Thoughts on Directors: I’ve already talked about the great performances of the year, but now the question has come: how are these films crafted so greatly? They are directed by a great director. Also, the entire film. From the special effects to the score to the cinematography; it comes down to the director to make the final decision. The greatest directors of this year are the ones who have been able to take the stories and make them something of their own. They put their style into it. Lincoln wouldn’t have been the same if it was directed by Benh Zeitlin or Terrence Malick or Martin Scorsese or Tim Burton. As you read those names you must be thinking “I can’t even imagine the film with those directors at the helm!”. That’s my point! Spielberg makes Lincoln his own film. But what about some other directors who are just starting out. Take for example Malik Bendjelloul (Searching For Sugar Man) or Marc Webb (The Amazing Spider-Man). Are they just as good? Judging from this year, yes. But my No. 1 pick just barely manages to rise above the rest.

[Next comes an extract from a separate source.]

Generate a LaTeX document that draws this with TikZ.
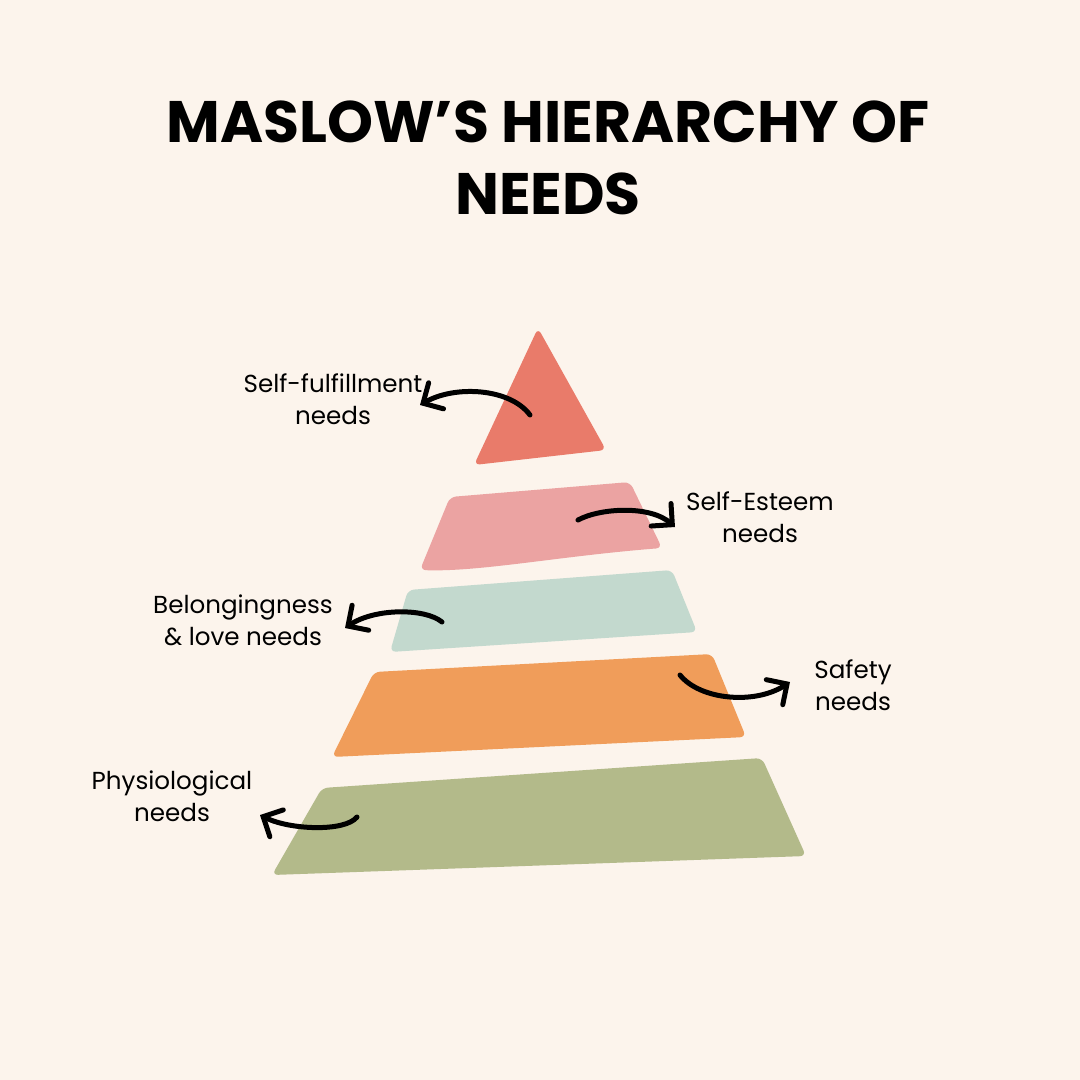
\documentclass[tikz,border=0pt]{standalone}
\usepackage{fontspec}
\setmainfont{Poppins}
\usetikzlibrary{arrows.meta}
\definecolor{paper}{HTML}{FCF4EC}
\definecolor{topred}{HTML}{E97B6A}
\definecolor{rose}{HTML}{EBA3A2}
\definecolor{mint}{HTML}{C3D9CE}
\definecolor{peach}{HTML}{F09D5A}
\definecolor{olive}{HTML}{B3BA8A}
\tikzstyle{tier} = [rounded corners=0.12cm]
\tikzstyle{lbl} = [font=\fontsize{14}{18}\selectfont, align=center, inner sep=0pt]
\tikzstyle{curl} = [line width=0.1cm, line cap=round, line join=round, -{Straight Barb[length=0.3cm,width=0.6cm,line cap=round]}]

\begin{document}
\begin{tikzpicture}[x=0.02cm,y=-0.02cm]
\fill[paper] (0,0) rectangle (1080,1080);
\useasboundingbox (0,0) rectangle (1080,1080);

% title
\node[font=\fontsize{33.3}{41}\selectfont\bfseries, align=center] (title) at (548,158) {MASLOW’S HIERARCHY OF\\NEEDS};

% pyramid
\fill[topred, tier] (538,328) -- (606,450) -- (474,465) -- cycle;
\fill[rose, tier] (450,497) -- (630,482) -- (662,548) .. controls (560,556) and (480,572) .. (420,570) -- cycle;
\fill[mint, tier] (408,590) -- (672,570) -- (697,632) -- (390,652) -- cycle;
\fill[peach, tier] (374,672) -- (712,654) -- (746,737) -- (332,757) -- cycle;
\fill[olive, tier] (322,788) -- (762,758) -- (806,856) -- (272,875) -- cycle;

% labels
\node[lbl] (fulfil) at (333,399) {Self-fulfillment\\needs};
\node[lbl] (esteem) at (760,517) {Self-Esteem\\needs};
\node[lbl] (belong) at (243,620) {Belongingness\\\& love needs};
\node[lbl] (safety) at (853,685) {Safety\\needs};
\node[lbl] (physio) at (172,796) {Physiological\\needs};

% arrows
\coordinate (f1) at (530,415); \coordinate (f2) at (420,405);
\coordinate (e1) at (578,520); \coordinate (e2) at (675,527);
\coordinate (b1) at (442,622); \coordinate (b2) at (345,628);
\coordinate (s1) at (680,675); \coordinate (s2) at (790,682);
\coordinate (p1) at (357,817); \coordinate (p2) at (260,815);
\draw[curl] (f1) .. controls (510,388) and (455,385) .. (f2);
\draw[curl] (e1) .. controls (600,508) and (650,505) .. (e2);
\draw[curl] (b1) .. controls (425,608) and (375,608) .. (b2);
\draw[curl] (s1) .. controls (700,700) and (755,705) .. (s2);
\draw[curl] (p1) .. controls (345,832) and (290,830) .. (p2);
\end{tikzpicture}
\end{document}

Best Director: Steven Spielberg (Lincoln)

Although Beasts of the Southern Wild managed to beat out Lincoln for my favorite film of the year, Spielberg managed to beat Zeitlin for my favorite director. Why? Because, with Lincoln, I sense Spielberg is moving into a new phase of his career. Is this enough for me to award him as being the best director of the year? No. But this phase, judging from this film, will be a wonderful one, an absolutely great one. Spielberg garners great performances from his actors, but so does Zeitlin! Yes, but I think Wallis is more responsible for her performance than Zeitlin. I think Spielberg is very much responsible for not only Day Lewis’ performance, but the entire ensemble’s performance. Spielberg has so much to deal with: keeping John Williams’ score hearty and exciting, but reserved, keeping the editing in sync with the film’s long, slowly drawn out pace, not allowing for Janusz Kaminski to get too fancy with the camera work, and of course getting the most emotional, dramatic, yet real performances out of the talented cast. And he pulls it off. Every nitty-gritty trick, it’s all there.

With that, I hope you’ve enjoyed my year end-wrap up extravaganza. It was probably the hardest post to write out of any that I have written. It’s also just about the longest (or pretty close) post I ever wrote. But, I think it was worth it. Was it? (Comment below! COMMENT BELOW!!!!!) Until the next post…”That’s all folks!” (Trust me, that’s really all there is left to say.)

Comments

4 Responses to “The Top Ten Films of 2012…and more! (Flick’s List)”

  1. flickflack
    February 9th, 2013 @ 2:57 pm

    This is probably the best writing you’ve ever done. All I did was skim it and I AM AMAZED!!!
    From Flack!!!

  2. Anisa
    February 9th, 2013 @ 10:14 pm

    Great reflection on the year in film. Nice hearing what you think (and not the critics think) about your favorite flicks and why. I hope you do this review every year now. I must admit I agree with many of your picks. I appreciate your thoughtfulness and detail. I also loved Lincoln, Searching for Sugar Man, and Beasts for many of the same reasons. Surprised but pleased that you had such a change of heart for Beasts of the Southern Wild. I agree that it gets even better the second time around.

  3. flickflack
    February 10th, 2013 @ 11:27 am

    I can’t wait to read your year roundup! Just by skimming through it, I can see their is the usual abundance of wit, surprises (ARGO!!?!?!?!?!?!), and the glorious photos.
    Thanks for the comment! From, Flick

  4. flickflack
    February 11th, 2013 @ 11:31 am

    I was surprised by my change of opinion on Beasts of the Southern Wild, second time ’round. Whadya’ know: I was surprised by my opinion! As for your hoping that we continue to do this oundup every year…That just might happen!